Your client, John Henderson, is president of Elkhound Oil. The company has grown enormously in recent years, and now has offices throughout the world. But if Elkhound Oil is to keep growing, they need a large injection of cash. You suggest that the time has come for the firm to offer shares on the stock market. Henderson agrees, and asks you to draw up a prospectus.

When you've finished the prospectus, one of the law firm's senior partners asks to see it. He wants to check it over before you send it to the client. You send him an email outlining the package you have put together.

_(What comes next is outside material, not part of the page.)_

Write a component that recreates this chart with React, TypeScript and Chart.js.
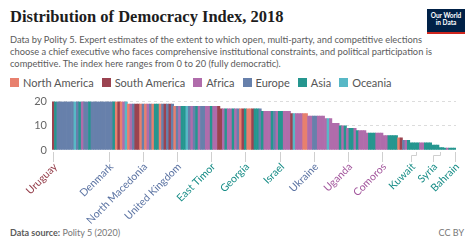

Here is what you say in the email:

The initial public offering will be 10 million common shares, divided equally into Class A and Class B shares. Current owners will have Class B shares. There will be a 10:1 ratio of voting rights between Class A and Class B shares. This will allow the original five owners to maintain control of the company.

Employees will be able to purchase up to 100 Class B shares at an initial purchase offer price of $5 per share. The initial public offering of Class A shares is expected to be between $10 and $15 per share.

No preferred shares will be offered at this time. However, a clause is written that could allow up to one million preferred shares to be offered in the future. It is expected that the company will be in a position to offer preferred shares by the end of the year. Shares should pay dividends by the end of next year.

The partner sends back an email approving your prospectus. Now you need to send a memo to the client. This will take a bit of rewriting. The president of the company is a computer whiz, but he knows absolutely nothing about the stock market. You need to explain the prospectus to him in terms he can understand.

Here are some terms you need to explain:

  • Common Shares: Basically, these are just regular shares. They are not preferred shares.
  • Class A and Class B shares: This is a way of distinguishing between types of common shares. Not every company has Class A and Class B shares. In the case of Elkhound Oil, holders of Class B shares will have more voting rights than holders of Class A shares. One hundred Class B shares will be worth 1,000 votes, 100 Class A shares are worth 100 votes. Class B shares are available only to owners and employees of the company.
  • Preferred Shares: A special type of shares. The holders of preferred shares don't normally have voting rights. However, these shares are the first to pay dividends.
  • Dividends: A cash amount paid out to holders of shares from the company's profits.

Now, you need to rewrite the email so that Henderson will understand. You need to be clear, without talking down to him.